Gargoyles here follows the popular interpretation of Excalibur and the Sword in the Stone being one and the same, which was the case in the earliest Arthurian legends; in Malory's Le Morte d'Arthur, they were, in fact, separate swords. After Arthur broke his old sword (Malory does not say whether it was the Sword in the Stone or a lesser weapon) while fighting King Pellinore, Merlin brought him to the Lady of the Lake, who gave him Excalibur via the famous hand rising up from her lake garbed in a sleeve of white samite. "Pendragon" makes use of both concepts, having Excalibur once again embedded in stone (but this time, completely encased, with the sword seemingly thrust in the stone being just a worthless lookalike), but bringing in the Lady of the Lake as instrumental in its recovery.
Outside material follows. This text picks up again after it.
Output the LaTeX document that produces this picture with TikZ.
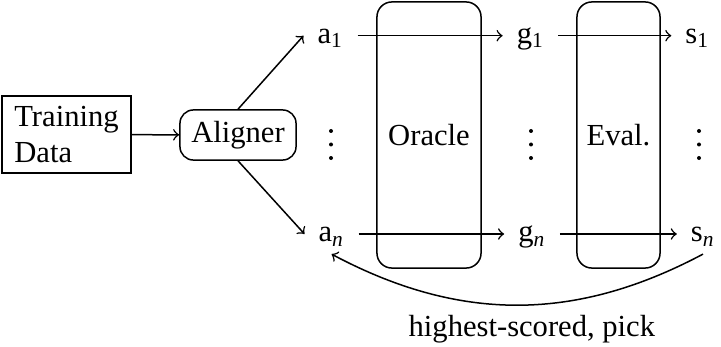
\documentclass[tikz,border=0pt]{standalone}
\usepackage{fontspec}
\setmainfont{Liberation Serif}
\begin{document}
\begin{tikzpicture}[x=0.33333pt,y=-0.33333pt,
  font=\fontsize{10.2}{12.2}\selectfont,
  box/.style={draw, line width=0.5pt, inner sep=0pt, align=center},
  var/.style={inner xsep=4.5pt, inner ysep=3pt, text height=6pt, text depth=1pt},
  arr/.style={->, line width=0.5pt},
  vdot/.style={fill=black}]
\useasboundingbox (0,0) rectangle (721,346);
\node[box, minimum width=43pt, minimum height=25.7pt, align=left] (train) at (66.5,134.5) {Training\\Data};
\node[box, rounded corners=4.5pt, minimum width=38.7pt, minimum height=16.7pt] (align) at (238,135) {Aligner};
\node[box, rounded corners=5pt, minimum width=34.7pt, minimum height=88.7pt] (oracle) at (429,135) {Oracle};
\node[box, rounded corners=5pt, minimum width=27.7pt, minimum height=88.7pt] (eval) at (618.5,135) {Eval.};
\node[var] (a1) at (330.5,35.7) {a\textsubscript{1}};
\node[var] (g1) at (530.5,35.7) {g\textsubscript{1}};
\node[var] (s1) at (697.5,35.7) {s\textsubscript{1}};
\node[var] (an) at (331.5,234) {a\textsubscript{\itshape n}};
\node[var] (gn) at (532,234) {g\textsubscript{\itshape n}};
\node[var] (sn) at (703,234) {s\textsubscript{\itshape n}};
\foreach \x in {331,531,699}
  \foreach \y in {131,144.5,158}
    \fill[vdot] (\x,\y) circle (2);
\draw[arr] (train) -- (align);
\draw[arr] (align.north) -- (a1.west);
\draw[arr] (align.south) -- (an.west);
\draw[arr] (a1) -- (g1);
\draw[arr] (g1) -- (s1);
\draw[arr] (an) -- (gn);
\draw[arr] (gn) -- (sn);
\draw[arr] (sn.south) to[bend left=28] node[pos=0.46, below] (lbl) {highest-scored, pick} (an.south);
\end{tikzpicture}
\end{document}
The Will-O-The-Wisp that Macbeth uses to spy on Arthur, Griff, and the remaining members of the Manhattan Clan, is an interesting take on the common cartoon plot device of "villain with cameras everywhere". This is a common scene in action adventure cartoons where the heroes are discussing something of importance. The view usually goes to a high angle shot and the camera pull back to reveal the villain watching and listening through a monitor or other viewing device. The antagonist is able to view and overhear just what he or she needs to, despite the fact that the heroes are in their base, the sky, some place they've never been before, or another location where their foe would be highly unlikely to place a remote camera. A magical entity, its powers augmented with science, gets around the problem of how Macbeth manages to eavesdrop on our heroes from a distance.